--- Exercise directions ---
Please restate, exactly as written, the lines running from the beginning of the material through the line that has "354, 323, 0]" in it.
** start Data provided **
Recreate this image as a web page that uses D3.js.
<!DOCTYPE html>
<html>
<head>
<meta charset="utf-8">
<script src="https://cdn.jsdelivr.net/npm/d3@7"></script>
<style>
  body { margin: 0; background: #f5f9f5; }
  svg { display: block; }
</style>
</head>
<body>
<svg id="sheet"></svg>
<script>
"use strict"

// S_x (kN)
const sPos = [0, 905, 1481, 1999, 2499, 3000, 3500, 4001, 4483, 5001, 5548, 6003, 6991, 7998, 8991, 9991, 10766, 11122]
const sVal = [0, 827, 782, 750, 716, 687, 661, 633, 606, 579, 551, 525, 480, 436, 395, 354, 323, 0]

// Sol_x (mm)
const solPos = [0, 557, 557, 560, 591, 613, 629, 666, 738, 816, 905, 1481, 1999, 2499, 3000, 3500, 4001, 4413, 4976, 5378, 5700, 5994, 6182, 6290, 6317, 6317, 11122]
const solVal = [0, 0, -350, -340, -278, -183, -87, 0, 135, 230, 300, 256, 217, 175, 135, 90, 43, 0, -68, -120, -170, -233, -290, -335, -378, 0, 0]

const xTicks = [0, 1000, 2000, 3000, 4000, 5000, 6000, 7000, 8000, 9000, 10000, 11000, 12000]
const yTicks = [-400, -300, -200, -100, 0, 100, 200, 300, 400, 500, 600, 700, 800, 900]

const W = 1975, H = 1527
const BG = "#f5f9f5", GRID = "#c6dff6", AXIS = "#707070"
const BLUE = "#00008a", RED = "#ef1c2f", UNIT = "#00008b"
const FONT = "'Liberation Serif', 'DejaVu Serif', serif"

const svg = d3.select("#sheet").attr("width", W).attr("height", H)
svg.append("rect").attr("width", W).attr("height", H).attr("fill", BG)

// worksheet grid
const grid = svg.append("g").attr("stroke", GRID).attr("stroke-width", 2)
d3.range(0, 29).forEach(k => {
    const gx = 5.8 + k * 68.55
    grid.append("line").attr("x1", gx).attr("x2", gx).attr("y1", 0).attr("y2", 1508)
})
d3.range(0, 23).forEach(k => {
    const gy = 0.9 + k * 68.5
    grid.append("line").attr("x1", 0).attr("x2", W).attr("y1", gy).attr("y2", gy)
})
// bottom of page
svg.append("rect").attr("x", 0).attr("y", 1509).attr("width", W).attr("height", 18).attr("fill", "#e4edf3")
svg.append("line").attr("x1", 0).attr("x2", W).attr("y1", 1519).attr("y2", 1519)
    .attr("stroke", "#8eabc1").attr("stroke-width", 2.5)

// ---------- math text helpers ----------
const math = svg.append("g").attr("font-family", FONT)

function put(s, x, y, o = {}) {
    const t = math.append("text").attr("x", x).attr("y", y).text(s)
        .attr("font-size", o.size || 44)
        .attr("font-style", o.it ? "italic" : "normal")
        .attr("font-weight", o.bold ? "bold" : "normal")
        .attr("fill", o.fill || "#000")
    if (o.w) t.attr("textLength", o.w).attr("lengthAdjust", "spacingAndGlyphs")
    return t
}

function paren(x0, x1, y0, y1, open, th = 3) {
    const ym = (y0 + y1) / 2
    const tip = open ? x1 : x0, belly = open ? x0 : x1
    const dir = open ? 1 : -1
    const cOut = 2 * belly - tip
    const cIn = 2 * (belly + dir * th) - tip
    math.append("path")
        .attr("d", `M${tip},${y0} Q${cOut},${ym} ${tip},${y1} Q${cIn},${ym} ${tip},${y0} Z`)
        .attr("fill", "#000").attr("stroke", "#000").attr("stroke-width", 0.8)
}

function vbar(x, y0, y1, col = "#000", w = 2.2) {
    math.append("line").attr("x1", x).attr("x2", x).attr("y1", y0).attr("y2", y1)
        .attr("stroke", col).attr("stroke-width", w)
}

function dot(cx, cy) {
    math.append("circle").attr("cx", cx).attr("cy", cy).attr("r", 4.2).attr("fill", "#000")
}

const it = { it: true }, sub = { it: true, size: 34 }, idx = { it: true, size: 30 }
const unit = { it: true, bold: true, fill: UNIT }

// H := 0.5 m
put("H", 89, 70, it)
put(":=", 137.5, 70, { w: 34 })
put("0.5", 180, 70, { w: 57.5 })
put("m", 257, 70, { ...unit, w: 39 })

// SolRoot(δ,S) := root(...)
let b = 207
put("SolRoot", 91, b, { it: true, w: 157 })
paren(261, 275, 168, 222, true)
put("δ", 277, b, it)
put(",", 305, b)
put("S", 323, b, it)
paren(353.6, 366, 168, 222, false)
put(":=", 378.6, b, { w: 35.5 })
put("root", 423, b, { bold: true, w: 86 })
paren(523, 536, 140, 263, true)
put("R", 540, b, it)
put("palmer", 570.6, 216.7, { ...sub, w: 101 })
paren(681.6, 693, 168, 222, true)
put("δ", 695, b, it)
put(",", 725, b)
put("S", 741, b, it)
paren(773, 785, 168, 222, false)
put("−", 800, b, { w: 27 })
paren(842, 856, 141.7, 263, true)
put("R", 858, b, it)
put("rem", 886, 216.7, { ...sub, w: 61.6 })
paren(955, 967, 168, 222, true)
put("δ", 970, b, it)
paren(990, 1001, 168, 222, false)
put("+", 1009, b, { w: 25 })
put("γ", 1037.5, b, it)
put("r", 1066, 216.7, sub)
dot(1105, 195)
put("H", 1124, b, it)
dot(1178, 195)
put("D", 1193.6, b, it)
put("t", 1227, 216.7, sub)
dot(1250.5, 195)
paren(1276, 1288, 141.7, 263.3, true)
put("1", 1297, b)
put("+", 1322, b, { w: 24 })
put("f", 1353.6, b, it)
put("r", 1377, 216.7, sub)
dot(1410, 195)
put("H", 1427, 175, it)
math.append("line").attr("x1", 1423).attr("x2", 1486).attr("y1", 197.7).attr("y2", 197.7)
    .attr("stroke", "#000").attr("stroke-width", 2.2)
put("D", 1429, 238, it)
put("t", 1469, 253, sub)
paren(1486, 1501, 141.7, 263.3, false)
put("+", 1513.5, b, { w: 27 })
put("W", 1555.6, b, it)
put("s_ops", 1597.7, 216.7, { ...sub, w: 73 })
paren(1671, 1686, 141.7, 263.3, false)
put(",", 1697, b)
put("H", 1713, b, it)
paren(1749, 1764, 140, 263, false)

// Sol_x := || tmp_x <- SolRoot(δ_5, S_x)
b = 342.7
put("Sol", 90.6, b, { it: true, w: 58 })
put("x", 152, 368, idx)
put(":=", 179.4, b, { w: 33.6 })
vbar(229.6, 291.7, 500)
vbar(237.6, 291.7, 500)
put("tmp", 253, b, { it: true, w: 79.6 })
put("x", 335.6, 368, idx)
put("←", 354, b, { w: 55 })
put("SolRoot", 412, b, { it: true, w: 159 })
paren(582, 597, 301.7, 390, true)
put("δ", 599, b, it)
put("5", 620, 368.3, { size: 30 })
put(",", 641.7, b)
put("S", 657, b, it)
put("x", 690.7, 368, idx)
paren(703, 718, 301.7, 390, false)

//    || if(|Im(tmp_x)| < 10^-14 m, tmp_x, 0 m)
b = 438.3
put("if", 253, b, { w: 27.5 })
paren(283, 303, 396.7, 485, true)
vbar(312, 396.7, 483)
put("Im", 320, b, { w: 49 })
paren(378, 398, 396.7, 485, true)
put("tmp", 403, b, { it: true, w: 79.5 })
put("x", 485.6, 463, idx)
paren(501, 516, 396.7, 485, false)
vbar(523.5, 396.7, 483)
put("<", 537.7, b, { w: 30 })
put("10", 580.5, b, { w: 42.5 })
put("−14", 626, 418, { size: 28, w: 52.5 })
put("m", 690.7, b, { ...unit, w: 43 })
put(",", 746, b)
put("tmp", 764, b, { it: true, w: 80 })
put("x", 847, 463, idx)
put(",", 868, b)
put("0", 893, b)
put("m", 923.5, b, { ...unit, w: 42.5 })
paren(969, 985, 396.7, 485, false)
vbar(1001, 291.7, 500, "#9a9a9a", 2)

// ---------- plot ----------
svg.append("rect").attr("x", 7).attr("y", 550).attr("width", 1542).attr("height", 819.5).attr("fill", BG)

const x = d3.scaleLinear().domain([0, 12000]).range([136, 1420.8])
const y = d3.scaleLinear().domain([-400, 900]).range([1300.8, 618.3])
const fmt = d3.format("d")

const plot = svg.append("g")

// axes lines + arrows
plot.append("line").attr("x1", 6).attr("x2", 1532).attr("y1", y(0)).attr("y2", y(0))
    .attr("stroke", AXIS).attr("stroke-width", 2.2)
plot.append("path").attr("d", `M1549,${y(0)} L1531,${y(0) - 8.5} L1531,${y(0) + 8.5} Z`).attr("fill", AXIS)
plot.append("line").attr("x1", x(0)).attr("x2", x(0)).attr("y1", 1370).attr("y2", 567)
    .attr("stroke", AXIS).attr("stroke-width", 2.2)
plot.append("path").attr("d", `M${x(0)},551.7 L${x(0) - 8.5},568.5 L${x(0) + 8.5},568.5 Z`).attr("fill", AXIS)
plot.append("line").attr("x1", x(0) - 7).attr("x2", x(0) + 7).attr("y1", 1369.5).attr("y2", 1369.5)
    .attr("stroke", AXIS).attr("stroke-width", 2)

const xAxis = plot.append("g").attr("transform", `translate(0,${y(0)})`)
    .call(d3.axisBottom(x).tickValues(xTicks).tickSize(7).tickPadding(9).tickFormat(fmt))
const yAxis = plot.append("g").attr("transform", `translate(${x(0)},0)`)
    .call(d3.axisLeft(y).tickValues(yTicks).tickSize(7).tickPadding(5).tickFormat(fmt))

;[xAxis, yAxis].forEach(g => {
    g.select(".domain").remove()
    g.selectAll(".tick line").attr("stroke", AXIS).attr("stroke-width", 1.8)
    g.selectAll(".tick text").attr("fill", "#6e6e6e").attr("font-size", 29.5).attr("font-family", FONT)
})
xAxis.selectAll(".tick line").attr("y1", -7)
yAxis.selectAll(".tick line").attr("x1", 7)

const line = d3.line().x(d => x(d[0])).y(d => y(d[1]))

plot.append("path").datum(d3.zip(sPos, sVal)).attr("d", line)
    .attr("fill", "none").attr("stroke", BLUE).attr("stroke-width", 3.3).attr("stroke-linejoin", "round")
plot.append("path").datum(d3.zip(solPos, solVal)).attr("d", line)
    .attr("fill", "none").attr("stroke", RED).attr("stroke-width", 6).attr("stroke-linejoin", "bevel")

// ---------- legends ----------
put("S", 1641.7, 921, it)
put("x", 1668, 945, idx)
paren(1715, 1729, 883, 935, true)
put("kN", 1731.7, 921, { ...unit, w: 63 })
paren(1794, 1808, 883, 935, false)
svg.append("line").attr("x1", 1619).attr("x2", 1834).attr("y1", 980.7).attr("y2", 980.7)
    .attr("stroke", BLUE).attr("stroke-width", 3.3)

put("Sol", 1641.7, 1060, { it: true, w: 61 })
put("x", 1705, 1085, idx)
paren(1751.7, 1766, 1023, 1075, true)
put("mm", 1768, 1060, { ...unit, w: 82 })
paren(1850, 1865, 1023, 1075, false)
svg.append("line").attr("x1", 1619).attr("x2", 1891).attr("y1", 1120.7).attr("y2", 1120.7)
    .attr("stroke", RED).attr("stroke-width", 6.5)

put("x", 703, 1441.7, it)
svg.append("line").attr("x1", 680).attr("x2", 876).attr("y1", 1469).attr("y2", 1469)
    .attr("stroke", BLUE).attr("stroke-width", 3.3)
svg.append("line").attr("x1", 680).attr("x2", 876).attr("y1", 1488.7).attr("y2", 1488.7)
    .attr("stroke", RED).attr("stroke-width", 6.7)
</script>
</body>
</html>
** end Data provided **
--- Correct response ---
Recreate this image as a web page that uses D3.js.
<!DOCTYPE html>
<html>
<head>
<meta charset="utf-8">
<script src="https://cdn.jsdelivr.net/npm/d3@7"></script>
<style>
  body { margin: 0; background: #f5f9f5; }
  svg { display: block; }
</style>
</head>
<body>
<svg id="sheet"></svg>
<script>
"use strict"

// S_x (kN)
const sPos = [0, 905, 1481, 1999, 2499, 3000, 3500, 4001, 4483, 5001, 5548, 6003, 6991, 7998, 8991, 9991, 10766, 11122]
const sVal = [0, 827, 782, 750, 716, 687, 661, 633, 606, 579, 551, 525, 480, 436, 395, 354, 323, 0]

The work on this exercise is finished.